(Entries with chart source code)
= = =

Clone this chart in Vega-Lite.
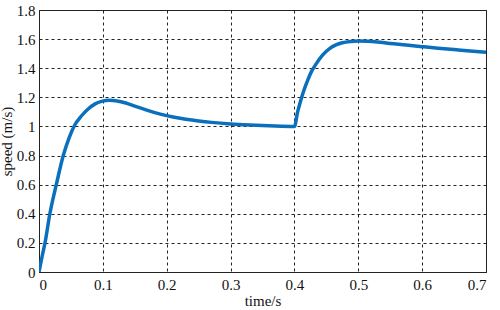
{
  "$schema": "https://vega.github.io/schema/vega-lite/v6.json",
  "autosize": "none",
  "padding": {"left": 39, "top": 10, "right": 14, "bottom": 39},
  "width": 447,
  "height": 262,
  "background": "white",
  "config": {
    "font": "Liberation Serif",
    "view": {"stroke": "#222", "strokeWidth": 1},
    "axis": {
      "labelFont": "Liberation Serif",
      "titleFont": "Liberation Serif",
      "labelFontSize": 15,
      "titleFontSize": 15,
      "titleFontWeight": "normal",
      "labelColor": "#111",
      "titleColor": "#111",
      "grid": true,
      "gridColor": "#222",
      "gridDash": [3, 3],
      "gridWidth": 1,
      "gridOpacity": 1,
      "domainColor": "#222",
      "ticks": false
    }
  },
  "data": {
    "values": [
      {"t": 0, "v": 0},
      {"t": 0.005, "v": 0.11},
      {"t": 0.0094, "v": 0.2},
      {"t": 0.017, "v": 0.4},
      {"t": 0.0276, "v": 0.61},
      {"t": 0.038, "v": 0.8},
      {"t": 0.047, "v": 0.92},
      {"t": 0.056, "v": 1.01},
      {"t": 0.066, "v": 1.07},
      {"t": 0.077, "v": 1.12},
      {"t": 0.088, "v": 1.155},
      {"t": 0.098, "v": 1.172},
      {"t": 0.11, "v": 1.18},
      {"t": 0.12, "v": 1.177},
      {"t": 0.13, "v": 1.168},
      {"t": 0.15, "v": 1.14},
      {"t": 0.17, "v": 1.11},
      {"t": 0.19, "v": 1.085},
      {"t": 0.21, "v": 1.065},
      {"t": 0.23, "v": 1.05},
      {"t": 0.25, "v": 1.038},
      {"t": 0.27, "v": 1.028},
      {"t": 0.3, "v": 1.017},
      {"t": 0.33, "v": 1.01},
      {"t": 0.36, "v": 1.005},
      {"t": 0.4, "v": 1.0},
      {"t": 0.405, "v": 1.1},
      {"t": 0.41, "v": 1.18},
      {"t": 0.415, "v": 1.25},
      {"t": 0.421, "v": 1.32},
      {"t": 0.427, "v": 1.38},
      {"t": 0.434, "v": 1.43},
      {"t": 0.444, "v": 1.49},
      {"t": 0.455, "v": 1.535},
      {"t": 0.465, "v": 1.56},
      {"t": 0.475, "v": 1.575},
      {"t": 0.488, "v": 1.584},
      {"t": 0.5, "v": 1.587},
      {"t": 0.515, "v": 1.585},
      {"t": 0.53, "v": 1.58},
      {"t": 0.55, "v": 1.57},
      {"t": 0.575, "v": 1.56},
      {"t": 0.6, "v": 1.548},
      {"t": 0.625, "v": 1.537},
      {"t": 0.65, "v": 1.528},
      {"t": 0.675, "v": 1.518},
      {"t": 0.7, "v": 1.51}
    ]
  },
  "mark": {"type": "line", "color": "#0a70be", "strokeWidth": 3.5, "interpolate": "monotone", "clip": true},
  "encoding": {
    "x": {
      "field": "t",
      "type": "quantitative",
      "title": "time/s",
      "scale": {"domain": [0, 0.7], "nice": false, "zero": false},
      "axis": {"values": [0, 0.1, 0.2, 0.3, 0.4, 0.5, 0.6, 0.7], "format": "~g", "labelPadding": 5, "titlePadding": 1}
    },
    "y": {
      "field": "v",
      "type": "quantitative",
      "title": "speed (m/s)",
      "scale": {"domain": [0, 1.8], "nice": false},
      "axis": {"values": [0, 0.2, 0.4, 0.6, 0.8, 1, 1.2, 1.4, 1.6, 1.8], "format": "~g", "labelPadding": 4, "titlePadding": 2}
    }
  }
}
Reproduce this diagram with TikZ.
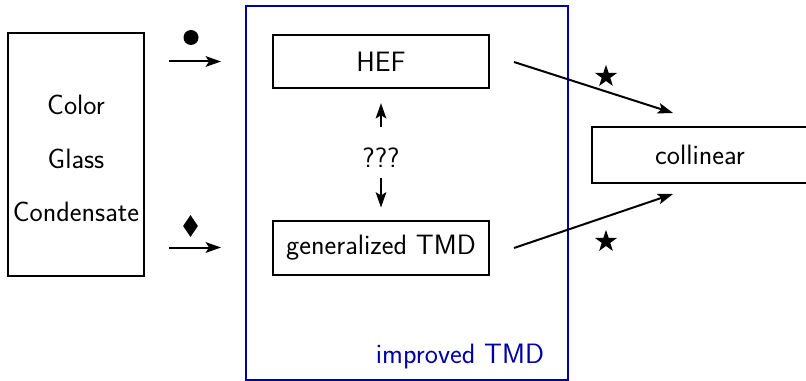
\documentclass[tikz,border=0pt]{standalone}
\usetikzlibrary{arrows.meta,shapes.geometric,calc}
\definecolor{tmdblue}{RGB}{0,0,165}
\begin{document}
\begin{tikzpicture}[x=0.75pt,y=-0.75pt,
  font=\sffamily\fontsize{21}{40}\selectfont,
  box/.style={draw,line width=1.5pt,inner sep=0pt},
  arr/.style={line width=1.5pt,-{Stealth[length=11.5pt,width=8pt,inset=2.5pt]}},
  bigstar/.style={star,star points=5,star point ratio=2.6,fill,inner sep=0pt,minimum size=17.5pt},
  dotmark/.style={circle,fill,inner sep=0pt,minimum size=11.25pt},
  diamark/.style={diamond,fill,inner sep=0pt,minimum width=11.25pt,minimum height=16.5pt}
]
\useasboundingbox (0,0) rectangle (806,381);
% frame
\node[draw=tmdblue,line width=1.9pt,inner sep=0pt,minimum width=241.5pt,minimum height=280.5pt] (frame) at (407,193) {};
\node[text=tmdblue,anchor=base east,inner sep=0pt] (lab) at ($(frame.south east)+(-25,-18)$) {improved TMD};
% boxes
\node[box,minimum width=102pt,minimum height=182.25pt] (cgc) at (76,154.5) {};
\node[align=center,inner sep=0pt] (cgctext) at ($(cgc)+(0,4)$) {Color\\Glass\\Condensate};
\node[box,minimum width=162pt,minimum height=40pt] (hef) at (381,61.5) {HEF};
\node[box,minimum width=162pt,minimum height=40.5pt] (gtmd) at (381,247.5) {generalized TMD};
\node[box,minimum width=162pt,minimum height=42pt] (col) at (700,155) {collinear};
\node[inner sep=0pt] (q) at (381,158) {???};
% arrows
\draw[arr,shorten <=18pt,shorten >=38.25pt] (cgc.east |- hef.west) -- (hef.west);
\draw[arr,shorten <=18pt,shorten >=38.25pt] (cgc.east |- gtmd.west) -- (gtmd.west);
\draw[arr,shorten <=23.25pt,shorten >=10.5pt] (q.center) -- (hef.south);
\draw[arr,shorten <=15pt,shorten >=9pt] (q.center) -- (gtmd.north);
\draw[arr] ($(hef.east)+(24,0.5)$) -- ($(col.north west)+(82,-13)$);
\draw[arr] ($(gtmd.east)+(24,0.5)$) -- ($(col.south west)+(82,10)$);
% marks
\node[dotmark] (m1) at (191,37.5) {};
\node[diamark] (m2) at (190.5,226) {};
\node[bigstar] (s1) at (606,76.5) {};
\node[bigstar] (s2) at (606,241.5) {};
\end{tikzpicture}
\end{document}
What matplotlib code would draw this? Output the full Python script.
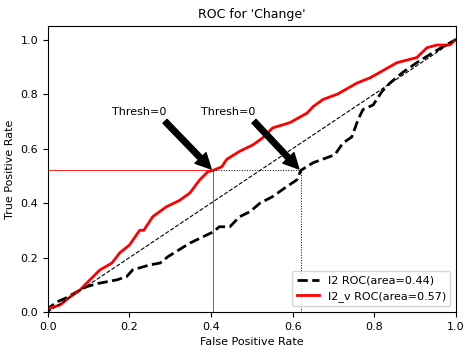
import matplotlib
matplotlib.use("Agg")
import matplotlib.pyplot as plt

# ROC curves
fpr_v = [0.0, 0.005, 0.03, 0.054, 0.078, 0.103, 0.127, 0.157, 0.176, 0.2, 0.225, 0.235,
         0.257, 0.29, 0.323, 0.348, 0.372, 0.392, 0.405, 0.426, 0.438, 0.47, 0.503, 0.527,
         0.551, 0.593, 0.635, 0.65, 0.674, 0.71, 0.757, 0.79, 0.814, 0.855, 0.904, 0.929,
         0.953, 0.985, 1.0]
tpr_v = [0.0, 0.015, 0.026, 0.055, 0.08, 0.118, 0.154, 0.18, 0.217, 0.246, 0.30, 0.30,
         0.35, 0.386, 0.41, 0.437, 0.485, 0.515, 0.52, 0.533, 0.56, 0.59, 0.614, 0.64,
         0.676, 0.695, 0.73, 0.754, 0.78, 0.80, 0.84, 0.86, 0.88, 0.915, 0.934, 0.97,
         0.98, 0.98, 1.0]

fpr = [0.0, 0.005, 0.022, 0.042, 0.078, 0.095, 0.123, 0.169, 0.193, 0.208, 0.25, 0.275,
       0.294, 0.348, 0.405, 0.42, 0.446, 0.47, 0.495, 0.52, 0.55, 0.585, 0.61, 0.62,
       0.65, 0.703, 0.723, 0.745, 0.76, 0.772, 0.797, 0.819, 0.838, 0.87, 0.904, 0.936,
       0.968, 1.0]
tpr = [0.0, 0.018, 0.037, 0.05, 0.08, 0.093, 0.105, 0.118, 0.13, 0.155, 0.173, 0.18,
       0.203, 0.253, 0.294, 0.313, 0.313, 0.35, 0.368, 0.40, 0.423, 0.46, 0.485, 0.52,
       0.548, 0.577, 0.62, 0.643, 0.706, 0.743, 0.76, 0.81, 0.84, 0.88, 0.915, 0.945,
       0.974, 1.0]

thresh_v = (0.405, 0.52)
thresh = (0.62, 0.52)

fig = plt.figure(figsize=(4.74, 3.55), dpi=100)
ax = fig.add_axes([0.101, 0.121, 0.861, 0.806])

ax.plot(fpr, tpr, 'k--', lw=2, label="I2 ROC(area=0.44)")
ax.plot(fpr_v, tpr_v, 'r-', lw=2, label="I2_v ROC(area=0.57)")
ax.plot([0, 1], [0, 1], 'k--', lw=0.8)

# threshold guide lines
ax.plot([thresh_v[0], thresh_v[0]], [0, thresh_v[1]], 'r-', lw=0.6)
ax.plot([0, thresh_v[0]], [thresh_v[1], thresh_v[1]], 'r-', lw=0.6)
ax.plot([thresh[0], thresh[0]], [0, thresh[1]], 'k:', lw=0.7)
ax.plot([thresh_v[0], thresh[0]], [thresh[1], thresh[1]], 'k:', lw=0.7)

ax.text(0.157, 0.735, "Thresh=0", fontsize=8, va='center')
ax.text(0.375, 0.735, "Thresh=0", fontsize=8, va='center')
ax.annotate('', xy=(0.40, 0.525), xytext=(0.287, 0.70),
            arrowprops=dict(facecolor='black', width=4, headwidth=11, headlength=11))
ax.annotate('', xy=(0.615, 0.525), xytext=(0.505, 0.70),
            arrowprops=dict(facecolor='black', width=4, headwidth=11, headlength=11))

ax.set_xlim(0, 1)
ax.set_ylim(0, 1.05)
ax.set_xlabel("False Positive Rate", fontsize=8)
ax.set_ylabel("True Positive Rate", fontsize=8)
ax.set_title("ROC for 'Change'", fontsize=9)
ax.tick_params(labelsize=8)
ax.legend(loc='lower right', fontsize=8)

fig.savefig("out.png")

= = =

## Exercise
List the lines that contain the word "this".

## Finished task
Clone this chart in Vega-Lite.
Reproduce this diagram with TikZ.
What matplotlib code would draw this? Output the full Python script.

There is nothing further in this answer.